McIlroy puts Olympics decision on hold ahead of bid to win $10m bumper bonus at FedEx Cup
21:32 GMT, 19 September 2012
Nine days on from the interview that caused a firestorm of protest back home and comment around the world, Rory McIlroy got the chance to offer his take on Wednesday.
Contrite might be the word for it. The Northern Irishman, brought up to respect the creed that honesty is the best policy, has learned the hard way that honesty doesn’t always pay.
In an interview with Sportsmail, McIlroy said that he felt ‘more British than Irish.’
Having his say: Rory McIlroy caused a storm after saying he felt more British than Irish
A lot of reasoned voices had no problem with a man expressing an opinion. The xenophobe nutters who accused him of betrayal didn’t cause any lost sleep.
But it was the sense of hurt among from the thoughtful Irish masses, who have followed his progress from way back and enjoyed his rise to become one of the world’s best sportsmen, that this inherently decent 23 year old felt bad about.
‘Over the past week it has really hit home just how important my success is for a lot of people and what it means to them,’ he said.
‘I’ve had support from all sides, from people who call themselves Irish, from Northern Irish, to the whole of the UK, to people in America, and it would be terrible for me to segregate myself from one of those groups that support me so much.
‘It’s four years away before I have to decide about the Olympics, and after everything that happened last week, it definitely makes me reconsider my position and reconsider a lot of things.’
Does that mean he might play for Ireland, after all, in Rio As McIlroy said, let’s leave that one for four years and just celebrate Rory the golfer.
Shelving it: McIlroy says he will decide who to represent at the 2016 Olympics in the future
Here he is at the start of another momentous fortnight. Next week he will be a ‘marked man,’ in Jim Furyk’s words, at the Ryder Cup.
But first up is the chance to obtain another landmark in his wonderful year and claim the $10 million bonus that goes to the winner of the FedEx Cup.

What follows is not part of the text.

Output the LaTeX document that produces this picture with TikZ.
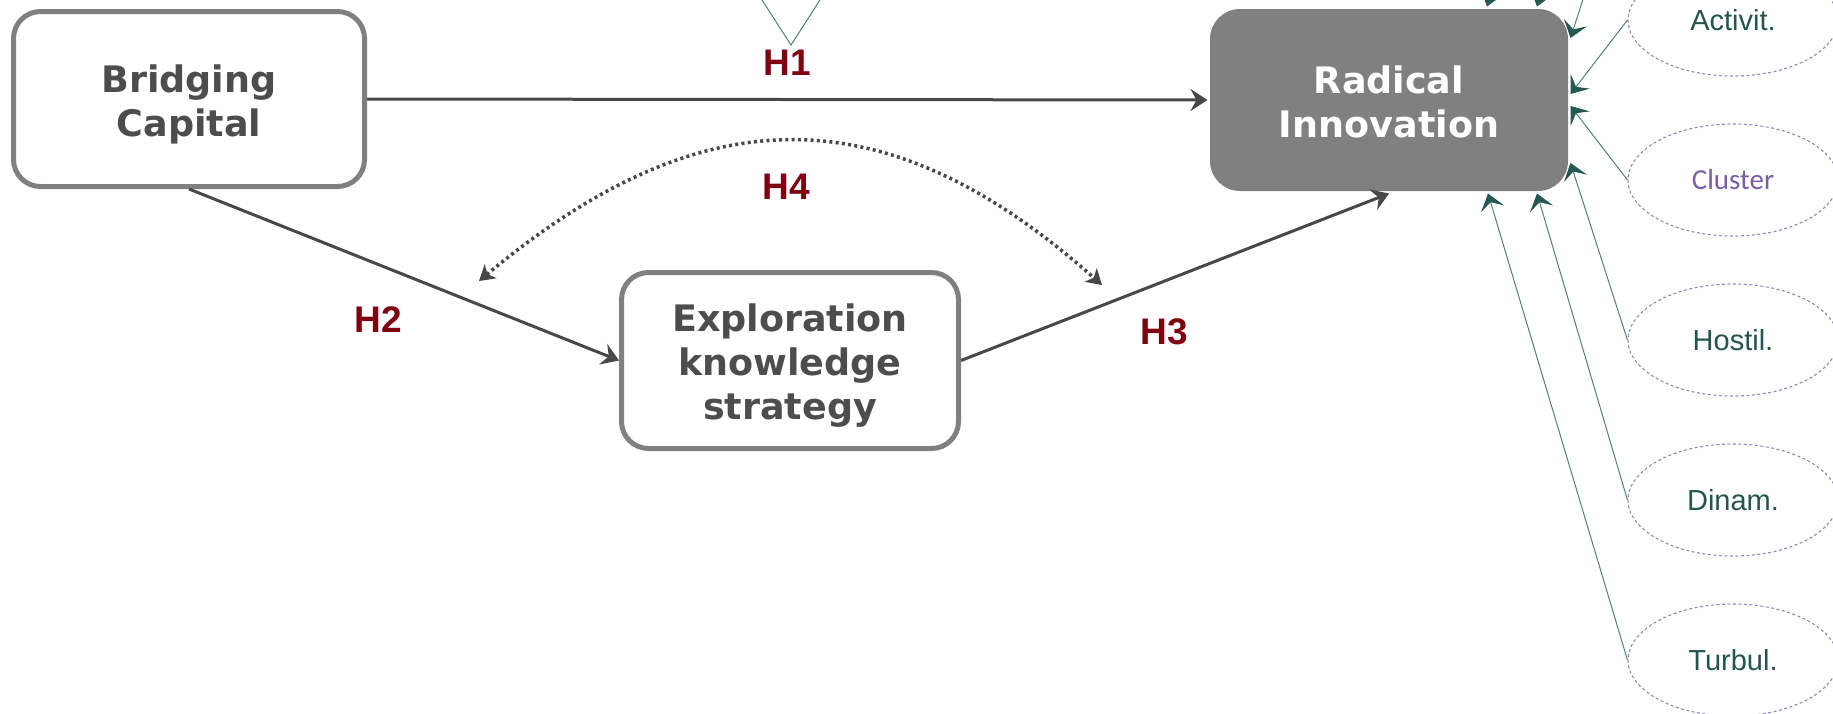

This morning’s first round of the Tour Championship sees him, as so often during this four tournament race, play alongside the man he has usurped as the figurehead, Tiger Woods.

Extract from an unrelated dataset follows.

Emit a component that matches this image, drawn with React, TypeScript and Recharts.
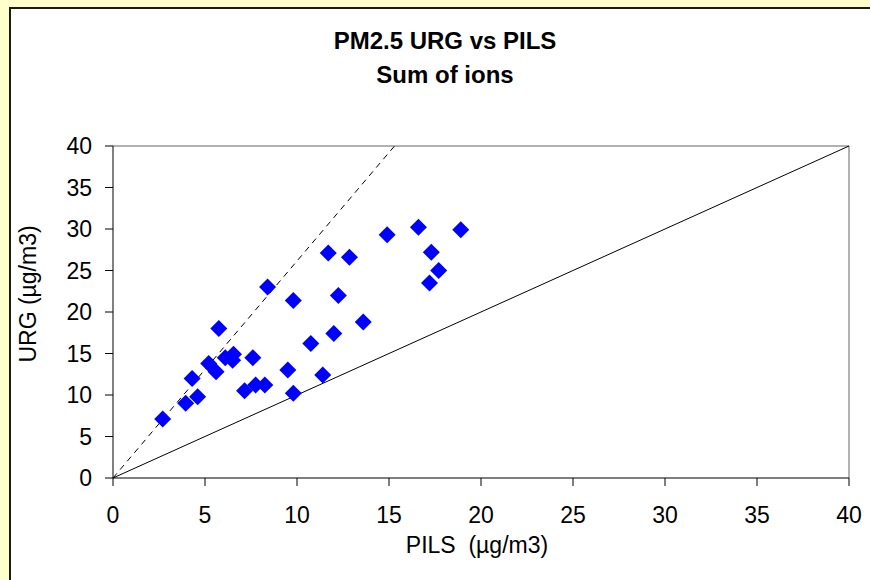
import React from "react";
import {
  ScatterChart,
  Scatter,
  XAxis,
  YAxis,
  ReferenceLine,
} from "recharts";

const pilsValues = [
  2.7, 3.95, 4.6, 4.3, 5.2, 5.6, 5.75, 6.1, 6.55, 6.5, 7.15, 7.6, 7.75, 8.25,
  8.4, 9.5, 9.8, 9.8, 10.75, 11.4, 11.7, 12.0, 12.25, 12.85, 13.6, 14.9, 16.6,
  17.3, 17.7, 17.2, 18.9,
];
const urgValues = [
  7.1, 9.0, 9.8, 12.0, 13.8, 12.8, 18.0, 14.5, 14.9, 14.2, 10.5, 14.5, 11.2,
  11.2, 23.0, 13.0, 10.2, 21.4, 16.2, 12.4, 27.1, 17.4, 22.0, 26.6, 18.8, 29.3,
  30.2, 27.2, 25.0, 23.5, 29.9,
];
const axisTicks = [0, 5, 10, 15, 20, 25, 30, 35, 40];
const oneToOne = [
  { x: 0, y: 0 },
  { x: 40, y: 40 },
];
const steepLine = [
  { x: 0, y: 0 },
  { x: 15.3, y: 40 },
];

const points = pilsValues.map((x, i) => ({ x, y: urgValues[i] }));

const FONT = "'Liberation Sans', Arial, sans-serif";

function Diamond(props: any) {
  const { cx, cy } = props;
  const r = 8.5;
  return (
    <polygon
      points={`${cx},${cy - r} ${cx + r},${cy} ${cx},${cy + r} ${cx - r},${cy}`}
      fill="#0000FF"
    />
  );
}

export default function App() {
  return (
    <div
      style={{
        position: "absolute",
        left: 0,
        top: 0,
        width: 870,
        height: 580,
        background: "#FFFFCC",
        overflow: "hidden",
        fontFamily: FONT,
      }}
    >
      <div
        style={{
          position: "absolute",
          left: 9,
          top: 7,
          width: 900,
          height: 600,
          background: "#FFFFFF",
          border: "2px solid #1a1a1a",
        }}
      />
      <div style={{ position: "absolute", left: 0, top: 0 }}>
        <ScatterChart
          width={870}
          height={580}
          margin={{ top: 146, right: 21, left: 53, bottom: 62 }}
        >
          <XAxis
            type="number"
            dataKey="x"
            domain={[0, 40]}
            ticks={axisTicks}
            allowDataOverflow
            height={40}
            stroke="#000"
            tickSize={8}
            tickMargin={21}
            tick={{ fill: "#000", fontSize: 23, fontFamily: FONT }}
          />
          <YAxis
            type="number"
            dataKey="y"
            domain={[0, 40]}
            ticks={axisTicks}
            allowDataOverflow
            width={60}
            stroke="#000"
            tickSize={8}
            tickMargin={13}
            tick={{ fill: "#000", fontSize: 23, fontFamily: FONT }}
          />
          <ReferenceLine y={40} stroke="#999" strokeWidth={1.5} />
          <ReferenceLine x={40} stroke="#999" strokeWidth={1.5} />
          <ReferenceLine
            segment={oneToOne}
            stroke="#000"
            strokeWidth={1}
            ifOverflow="visible"
          />
          <ReferenceLine
            segment={steepLine}
            stroke="#000"
            strokeWidth={1}
            strokeDasharray="6 5"
            ifOverflow="visible"
          />
          <Scatter
            data={points}
            shape={<Diamond />}
            isAnimationActive={false}
          />
          <text
            x={445}
            y={49}
            textAnchor="middle"
            fontSize={24}
            fontWeight="bold"
            fontFamily={FONT}
            fill="#000"
          >
            PM2.5 URG vs PILS
          </text>
          <text
            x={445}
            y={83}
            textAnchor="middle"
            fontSize={24}
            fontWeight="bold"
            fontFamily={FONT}
            fill="#000"
          >
            Sum of ions
          </text>
          <text
            x={477}
            y={553}
            textAnchor="middle"
            fontSize={23}
            fontFamily={FONT}
            fill="#000"
          >
            {"PILS \u00a0(µg/m3)"}
          </text>
          <text
            x={0}
            y={0}
            transform="translate(36,294) rotate(-90)"
            textAnchor="middle"
            fontSize={23}
            fontFamily={FONT}
            fill="#000"
          >
            URG (µg/m3)
          </text>
        </ScatterChart>
      </div>
    </div>
  );
}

‘Morning, intimidator,’ said Tiger to Rory on the practice ground, a broad smile on his face.
This was Woods referencing some ludicrous remarks made by Greg Norman, in which he said that Woods was now feeling intimidated by McIlroy.
‘How can I intimidate Tiger’ said Rory. ‘The guy has got 75 US Tour wins and 14 majors, he’s the biggest thing to ever happen in our sport.

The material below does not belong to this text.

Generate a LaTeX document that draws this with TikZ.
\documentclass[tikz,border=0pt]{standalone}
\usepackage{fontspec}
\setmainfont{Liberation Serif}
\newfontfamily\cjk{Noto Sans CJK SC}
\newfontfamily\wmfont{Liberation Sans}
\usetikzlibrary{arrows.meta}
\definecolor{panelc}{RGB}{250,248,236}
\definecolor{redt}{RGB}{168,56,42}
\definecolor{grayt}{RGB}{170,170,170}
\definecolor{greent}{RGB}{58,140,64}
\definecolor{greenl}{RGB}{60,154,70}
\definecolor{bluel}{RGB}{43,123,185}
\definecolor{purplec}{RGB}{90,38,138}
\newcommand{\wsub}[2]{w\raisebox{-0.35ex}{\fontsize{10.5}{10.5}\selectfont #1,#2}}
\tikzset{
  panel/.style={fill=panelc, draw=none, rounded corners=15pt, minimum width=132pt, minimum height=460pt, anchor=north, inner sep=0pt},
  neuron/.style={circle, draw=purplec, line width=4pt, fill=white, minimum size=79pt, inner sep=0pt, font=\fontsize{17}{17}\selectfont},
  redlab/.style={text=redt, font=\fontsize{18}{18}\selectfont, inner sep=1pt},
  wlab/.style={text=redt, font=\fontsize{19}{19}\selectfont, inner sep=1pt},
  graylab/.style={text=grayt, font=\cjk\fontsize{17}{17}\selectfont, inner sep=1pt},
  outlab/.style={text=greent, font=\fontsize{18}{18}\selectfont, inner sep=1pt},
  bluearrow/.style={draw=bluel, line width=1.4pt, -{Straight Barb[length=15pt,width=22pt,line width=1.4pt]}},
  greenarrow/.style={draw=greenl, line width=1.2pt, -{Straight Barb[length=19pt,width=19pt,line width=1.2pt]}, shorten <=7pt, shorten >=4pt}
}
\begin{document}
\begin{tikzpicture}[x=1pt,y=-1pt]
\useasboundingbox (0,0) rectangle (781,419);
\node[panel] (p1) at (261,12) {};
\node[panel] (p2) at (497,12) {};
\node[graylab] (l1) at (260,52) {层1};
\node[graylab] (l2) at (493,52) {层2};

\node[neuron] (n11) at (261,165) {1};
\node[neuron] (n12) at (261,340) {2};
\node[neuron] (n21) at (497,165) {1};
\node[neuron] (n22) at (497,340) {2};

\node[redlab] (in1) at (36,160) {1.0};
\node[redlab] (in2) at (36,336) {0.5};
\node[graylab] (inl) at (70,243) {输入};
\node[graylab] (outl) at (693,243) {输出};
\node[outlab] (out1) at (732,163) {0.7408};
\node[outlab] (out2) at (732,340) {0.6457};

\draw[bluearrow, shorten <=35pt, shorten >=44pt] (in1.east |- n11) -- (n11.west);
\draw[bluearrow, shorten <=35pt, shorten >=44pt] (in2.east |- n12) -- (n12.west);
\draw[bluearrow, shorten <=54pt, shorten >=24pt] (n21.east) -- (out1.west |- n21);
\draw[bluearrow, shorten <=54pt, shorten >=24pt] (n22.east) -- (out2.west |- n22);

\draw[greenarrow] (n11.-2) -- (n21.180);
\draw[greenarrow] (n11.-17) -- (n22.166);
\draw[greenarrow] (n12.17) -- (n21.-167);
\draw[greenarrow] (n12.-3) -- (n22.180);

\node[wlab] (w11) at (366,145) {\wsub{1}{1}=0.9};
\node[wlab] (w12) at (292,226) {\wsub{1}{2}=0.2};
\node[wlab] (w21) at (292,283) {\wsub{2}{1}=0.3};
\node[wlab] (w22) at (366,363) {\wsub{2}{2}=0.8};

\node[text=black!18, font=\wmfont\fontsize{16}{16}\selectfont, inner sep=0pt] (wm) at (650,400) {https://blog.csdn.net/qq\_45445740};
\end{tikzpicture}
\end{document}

'How could some little 23 year old from Northern Ireland with a few wins intimidate him It’s just not possible. I don’t know where Greg got it from but it is not true.’
Woods’s response ‘It’s got to be Rory’s hair that does it,’ he said.
Intimidated McIlroy said there is no way he could faze the experienced Tiger Woods
There was a more steely-eyed look, mind, when he was asked about McIlroy saying he would love to meet Tiger on Sunday at the Ryder Cup.
‘That would be fun,’ commented Woods, and there was no smile this time.
McIlroy comes here following a week’s holiday in New York, where he spent time with the New York Knicks basketball team.
The connection between the two is the fitness coach they share, Steve McGregor. McIlroy got to train with them and recharge following a fabulous run that has seen him win three of his last four tournaments.
‘It has been a long stretch of golf since the Open so it was an important week off to get myself ready for not only this week but next week as well,’ he said.
Having led the FedEx race for so long, is there any danger of going to the Ryder Cup feeling flat if he does not win it
‘There could be a little adjustment period but once you enter the team room it doesn’t take much to get the juices flowing,’ he commented.
Looking forward: Woods said it would be 'fun' if the pair were to meet at the Ryder Cup
Back home it has been an awful week, with the sporting world in the province shocked by the desperately sad death of Ulster rugby star Nevin Spence in a tragic farm accident.
‘I knew Nevin and have been around him a lot,’ said McIlroy. ‘To think that we are not going to see him again on the rugby pitch.
'It has been the first time really for someone my age to pass away and it’s tough. I have spoken to a few of the guys back home and I know it has hit Ulster very hard.’
So to the day job, where Thursday’s opening round will be all about him and Tiger.
But don’t forget Lee Westwood. A victory here, and he too would have every chance of walking off with the mammoth prize.